■ **REQUIRED TASK**
Note how many lines in the entries contain the string "with", then give that number and nothing else.

— start of RECORDS SUPPLIED —

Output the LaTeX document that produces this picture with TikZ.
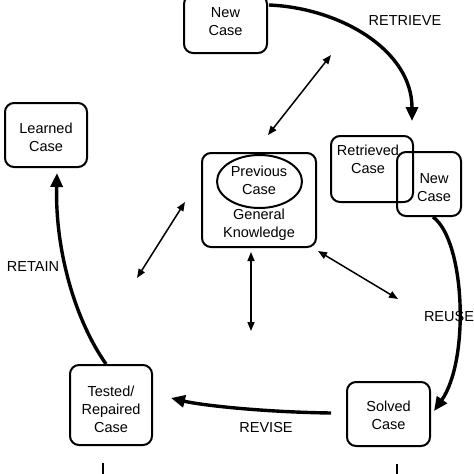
\documentclass[tikz,border=0pt]{standalone}
\usepackage{fontspec}
\setmainfont{Liberation Sans}
\usetikzlibrary{arrows.meta,calc,shapes.geometric}
\tikzset{
  casebox/.style={draw, line width=2pt, rounded corners=9pt, inner sep=0pt},
  lbl/.style={align=center, inner sep=0pt, font=\fontsize{14.5}{18}\selectfont},
  bigarrow/.style={line width=3.4pt, -{Triangle[length=14pt,width=12pt]}},
  twoway/.style={line width=1.5pt, {Triangle[length=9pt,width=7pt]}-{Triangle[length=9pt,width=7pt]}},
}
\begin{document}
\begin{tikzpicture}[x=1pt,y=-1pt]
\useasboundingbox (0,0) rectangle (474,474);
% boxes
\node[casebox, minimum width=83pt, minimum height=58pt] (newtop) at (225.5,24) {};
\node[lbl] (newtoptext) at (225.5,22) {New\\Case};
\node[casebox, minimum width=82pt, minimum height=66pt] (retr) at (372,169) {};
\node[lbl] (retrtext) at (368,159) {Retrieved\\Case};
\node[casebox, minimum width=64pt, minimum height=64pt] (newin) at (429,184) {};
\node[lbl] (newintext) at (434,188) {New\\Case};
\node[casebox, minimum width=114pt, minimum height=94pt] (gk) at (259,200) {};
\node[draw, line width=2pt, ellipse, minimum width=85pt, minimum height=53pt, inner sep=0pt] (prev) at (259.5,181.5) {};
\node[lbl] (prevtext) at (259,180) {Previous\\Case};
\node[lbl] (gktext) at (259,225) {General\\Knowledge};
\node[casebox, minimum width=82pt, minimum height=64pt] (learned) at (46,135) {};
\node[lbl] (learnedtext) at (46,137) {Learned\\Case};
\node[casebox, minimum width=82pt, minimum height=80pt] (tested) at (111,405) {};
\node[lbl] (testedtext) at (111,409) {Tested/\\Repaired\\Case};
\node[casebox, minimum width=83pt, minimum height=64pt] (solved) at (388.5,414) {};
\node[lbl] (solvedtext) at (388.5,415.5) {Solved\\Case};
% labels
\node[lbl] (retrieve) at (405,21) {RETRIEVE};
\node[lbl] (retain) at (33,267) {RETAIN};
\node[lbl] (revise) at (266,428) {REVISE};
\node[lbl] (reuse) at (449,317) {REUSE};
% main cycle arrows
\draw[bigarrow] ($(newtop.east)+(1,-19)$) .. controls (340,8) and (412,50) .. ($(retr.north)+(40,-14)$);
\draw[bigarrow] ($(newin.south)+(4,0)$) .. controls (465,240) and (470,360) .. ($(solved.east)+(3,-3)$);
\draw[bigarrow] ($(solved.west)+(-15,-1)$) .. controls (260,412) and (200,405) .. ($(tested.east)+(18,-7)$);
\draw[bigarrow] ($(tested.north)+(-5,0)$) .. controls (75,320) and (55,250) .. ($(learned.south)+(11,5)$);
% knowledge arrows
\coordinate (k1a) at (331,55);
\coordinate (k1b) at (268,135);
\coordinate (k2a) at (185,202);
\coordinate (k2b) at (137,278);
\coordinate (k3a) at (251,252);
\coordinate (k3b) at (251,331);
\coordinate (k4a) at (318,251);
\coordinate (k4b) at (398,299);
\draw[twoway] (k1a) -- (k1b);
\draw[twoway] (k2a) -- (k2b);
\draw[twoway] (k3a) -- (k3b);
\draw[twoway] (k4a) -- (k4b);
% stubs at bottom
\coordinate (s1) at (103,474);
\coordinate (s2) at (397,474);
\draw[line width=2pt] ($(tested.south)+(-8,17)$) -- (s1);
\draw[line width=2pt] ($(solved.south)+(8.5,17)$) -- (s2);
\end{tikzpicture}
\end{document}
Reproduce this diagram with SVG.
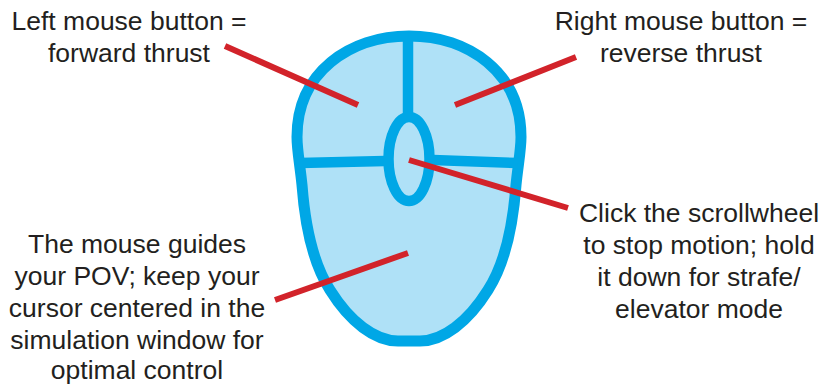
<svg xmlns="http://www.w3.org/2000/svg" width="822" height="385" viewBox="0 0 822 385">
<style>
text{font-family:"Liberation Sans",Arial,sans-serif;font-size:26.5px;fill:#231f20;text-anchor:middle}
.b{fill:#afe1f7;stroke:#00a7e6;stroke-width:11}
.p{fill:none;stroke:#00a7e6;stroke-width:10.5}
.r{stroke:#d2232a;stroke-width:6;fill:none}
</style>
<rect width="822" height="385" fill="#fff"/>
<g id="mouse">
<path class="b" d="M409 36C350 36 297 72 297 137C297 150 300 165 302 185C305 225 312 262 330 290C350 322 375 341 398 341L420 341C443 341 468 322 488 290C506 262 513 225 516 185C518 165 521 150 521 137C521 72 468 36 409 36Z"/>
<path class="p" d="M408 36V115M300 163L385 161M433 160L518 163"/>
<ellipse class="p" cx="409" cy="159" rx="20.5" ry="42"/>
</g>
<g id="connectors">
<path class="r" d="M225 46L358 105M576 57L455 105M409 160L568 208M408 253L275 300"/>
</g>
<g id="label-left"><text x="129" y="30">Left mouse button =</text><text x="129" y="62">forward thrust</text></g>
<g id="label-right"><text x="681" y="30">Right mouse button =</text><text x="681" y="62">reverse thrust</text></g>
<g id="label-wheel"><text x="699" y="222">Click the scrollwheel</text><text x="699" y="254">to stop motion; hold</text><text x="699" y="286">it down for strafe/</text><text x="699" y="318">elevator mode</text></g>
<g id="label-pov"><text x="137" y="253">The mouse guides</text><text x="137" y="285">your POV; keep your</text><text x="137" y="317">cursor centered in the</text><text x="137" y="349">simulation window for</text><text x="137" y="379">optimal control</text></g>
</svg>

— end of RECORDS SUPPLIED —

■ **RESPONSE TO THE EXERCISE**
2